Job fair makes local connections

Published 2:19 pm Thursday, January 27, 2022

A lot has changed in the job market in the last couple of years — so much so that Wednesday’s job fair in Franklin may have been one where the employers were more keen to find employees than the other way around.

Many employers have reported problems finding workers these days, as they have been forced to raise the starting wage for traditionally low-paying jobs and offer bonuses and other incentives in order to attract workers. Retail and fast food are two of the sectors that have become known for trouble hiring, but the problem is by no means confined to those areas. The “Great Resignation” has seen employees leaving jobs in droves, seeking better working conditions and higher wages, more benefits and more attractive incentives.

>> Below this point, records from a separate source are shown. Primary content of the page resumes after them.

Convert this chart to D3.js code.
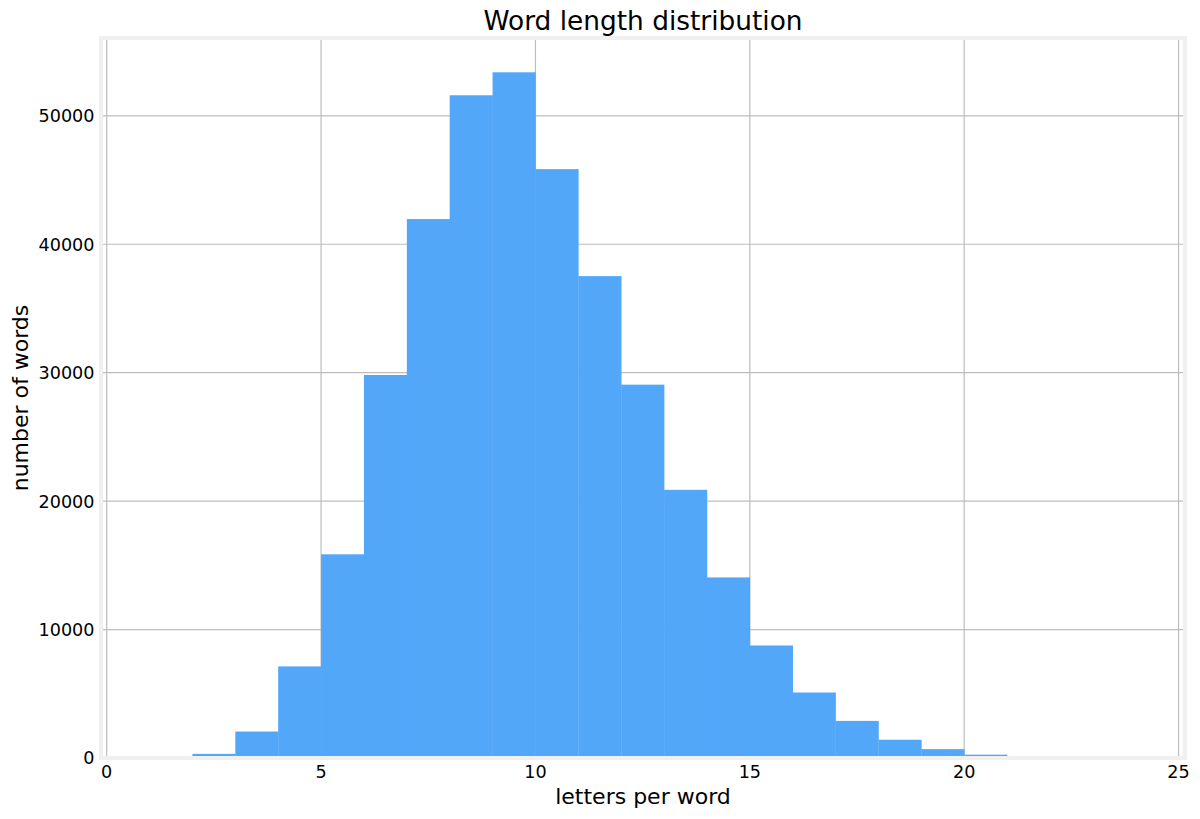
<!DOCTYPE html>
<html>
<head>
<meta charset="utf-8">
<script src="https://cdn.jsdelivr.net/npm/d3@7"></script>
<style>
  body { margin: 0; background: #fff; }
  text { font-family: "DejaVu Sans", sans-serif; fill: #000; }
</style>
</head>
<body>
<svg id="chart" width="1200" height="819"></svg>
<script>
// histogram bins, 1 letter wide
const binStarts = [2, 3, 4, 5, 6, 7, 8, 9, 10, 11, 12, 13, 14, 15, 16, 17, 18, 19, 20, 21];
const wordCounts = [320, 2060, 7130, 15860, 29820, 41960, 51600, 53390, 45850, 37520,
                    29070, 20880, 14060, 8760, 5100, 2890, 1420, 690, 260, 60];
const xTicks = [0, 5, 10, 15, 20, 25];
const yTicks = [0, 10000, 20000, 30000, 40000, 50000];

const svg = d3.select('#chart');
const margin = { left: 101, right: 1185, top: 38, bottom: 758 };

const x = d3.scaleLinear().domain([-0.133, 25.15]).range([margin.left, margin.right]);
const y = d3.scaleLinear().domain([0, 56060]).range([margin.bottom, margin.top]);

// grid
svg.append('g').selectAll('line')
    .data(xTicks)
    .enter()
    .append('line')
    .attr('x1', d => x(d)).attr('x2', d => x(d))
    .attr('y1', margin.top).attr('y2', margin.bottom)
    .attr('stroke', '#bdbdbd')
    .attr('stroke-width', 1.2);

svg.append('g').selectAll('line')
    .data(yTicks)
    .enter()
    .append('line')
    .attr('x1', margin.left).attr('x2', margin.right)
    .attr('y1', d => y(d)).attr('y2', d => y(d))
    .attr('stroke', '#bdbdbd')
    .attr('stroke-width', 1.2);

// bars (no edges, adjacent bins run together)
svg.append('g').selectAll('rect')
    .data(binStarts)
    .enter()
    .append('rect')
    .attr('x', d => x(d))
    .attr('width', d => x(d + 1) - x(d) + 0.3)
    .attr('y', (d, i) => y(wordCounts[i]))
    .attr('height', (d, i) => y(0) - y(wordCounts[i]))
    .attr('fill', '#52a7f9');

// frame
svg.append('rect')
    .attr('x', margin.left).attr('y', margin.top)
    .attr('width', margin.right - margin.left)
    .attr('height', margin.bottom - margin.top)
    .attr('fill', 'none')
    .attr('stroke', '#f0f0f0')
    .attr('stroke-width', 4);

// tick labels
svg.append('g').selectAll('text')
    .data(xTicks)
    .enter()
    .append('text')
    .attr('x', d => x(d))
    .attr('y', 777.5)
    .attr('text-anchor', 'middle')
    .style('font-size', '17.6px')
    .text(d => d);

svg.append('g').selectAll('text')
    .data(yTicks)
    .enter()
    .append('text')
    .attr('x', 94.5)
    .attr('y', d => y(d) + 6.4)
    .attr('text-anchor', 'end')
    .style('font-size', '17.6px')
    .text(d => d);

// titles
svg.append('text')
    .attr('x', (margin.left + margin.right) / 2)
    .attr('y', 29.5)
    .attr('text-anchor', 'middle')
    .style('font-size', '26.4px')
    .text('Word length distribution');

svg.append('text')
    .attr('x', (margin.left + margin.right) / 2)
    .attr('y', 804)
    .attr('text-anchor', 'middle')
    .style('font-size', '22px')
    .text('letters per word');

svg.append('text')
    .attr('transform', 'translate(28,' + (margin.top + margin.bottom) / 2 + ') rotate(-90)')
    .attr('text-anchor', 'middle')
    .style('font-size', '22px')
    .text('number of words');
</script>
</body>
</html>
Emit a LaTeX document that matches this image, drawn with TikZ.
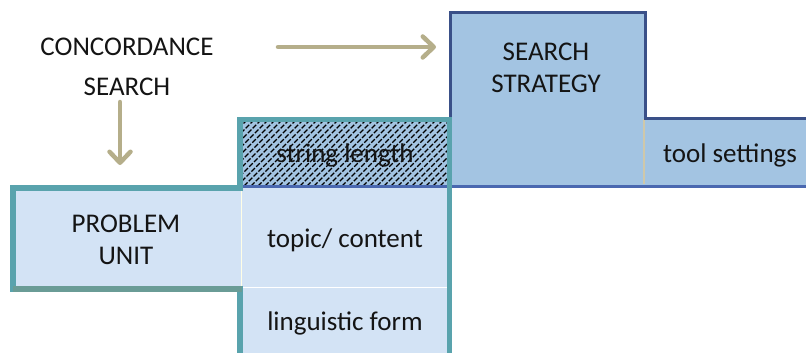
\documentclass[tikz,border=0pt]{standalone}
\usepackage{fontspec}
\setmainfont{Carlito}
\usetikzlibrary{arrows.meta}
\definecolor{stratfill}{HTML}{A3C4E2}
\definecolor{lightfill}{HTML}{D3E3F5}
\definecolor{darkblue}{HTML}{3A5088}
\definecolor{midblue}{HTML}{4A68B0}
\definecolor{tealc}{HTML}{59A3AD}
\definecolor{tealgrey}{HTML}{6A9C96}
\definecolor{tanc}{HTML}{B5AE8A}
\definecolor{sepc}{HTML}{CFC8AA}
\definecolor{txt}{HTML}{141414}
\tikzset{
  lbl/.style={text=txt, align=center, font=\fontsize{27}{32}\selectfont, inner sep=0pt},
  tanarrow/.style={draw=tanc, line width=4.5pt, line cap=round, line join=round,
    -{Straight Barb[length=11pt,width=21pt,line cap=round,line join=round]}},
  tealline/.style={draw=tealc, line width=5.5pt, line join=miter},
}
\begin{document}
\begin{tikzpicture}[x=1pt,y=-1pt]
\useasboundingbox (0,0) rectangle (806,353);
% strategy group
\fill[stratfill] (450,13) -- (645,13) -- (645,118) -- (810,118) -- (810,185) -- (450,185) -- cycle;
\draw[sepc, line width=1.5pt] (644,119) -- (644,184);
\draw[darkblue, line width=3pt] (450,185) -- (450,13) -- (645,13) -- (645,118) -- (810,118);
% light fills
\fill[lightfill] (11,186) rectangle (242,290);
\fill[lightfill] (240,185) rectangle (450,356);
\draw[white!90!yellow, line width=1pt] (241.5,190) -- (241.5,287);
\draw[white, line width=1.2pt] (242,287.5) -- (447,287.5);
% string length hatch
\fill[stratfill] (240,118) rectangle (450,185);
\begin{scope}
  \clip (242,121) rectangle (447,184);
  \foreach \i in {-80,-73,...,230} {
    \draw[black, line width=1.3pt, dash pattern=on 5pt off 1.8pt] (240+\i,186) -- (240+\i+72,114);
  }
\end{scope}
% bottom line of strategy group
\draw[midblue, line width=3.2pt] (240,186.5) -- (810,186.5);
% teal outline
\draw[tealline] (240,356) -- (240,289) -- (13,289) -- (13,188) -- (240,188) -- (240,119.5) -- (449.5,119.5) -- (449.5,356);
\draw[tealgrey, line width=5.5pt] (13,289) -- (242,289);
% texts
\node[lbl] (conc) at (127,66.5) {CONCORDANCE\\[8pt]SEARCH};
\node[lbl] (strat) at (546,67.5) {SEARCH\\STRATEGY};
\node[lbl] (tool) at (730,155) {tool settings};
\node[lbl] (string) at (345,155) {string length};
\node[lbl] (prob) at (126,239.5) {PROBLEM\\UNIT};
\node[lbl] (topic) at (345,240) {topic/ content};
\node[lbl] (ling) at (345,323) {linguistic form};
% arrows
\coordinate (hA) at (278,47);
\coordinate (hB) at (436,47);
\coordinate (vA) at (120,102);
\coordinate (vB) at (120,165);
\draw[tanarrow] (hA) -- (hB);
\draw[tanarrow] (vA) -- (vB);
\end{tikzpicture}
\end{document}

Even so, Virginia’s labor force participation rate — the percent of the population 16 years or older that is either working or actively looking for work — was 63% in December, higher than the national rate of 61.9%. Virginia’s seasonally adjusted unemployment rate was only 3.2% in December, quite a bit lower than the 5.5% seen in December 2020.

At the Jan. 26 career fair in Franklin at Camp Community College’s Regional Workforce Development Center, several organizations with a presence in the town of Windsor were among the 27 vendors who came to seek employees. A steady stream of potential employees brought resumes and came to talk to a variety of employers all in one place. Among those on hand were Keurig Dr Pepper, Mid Atlantic Dairy Queen, Parker Oil Company, World Market, Isle of Wight County Sheriff’s Office and the Windsor Weekly.

Employers said they were able to find some good prospects at the fair, and that’s great to hear. We send our thanks to the sponsors for the event, which included the Isle of Wight County Department of Economic Development, Hampton Roads Workforce Council, Franklin Southampton Economic Development Inc. and The Tidewater News.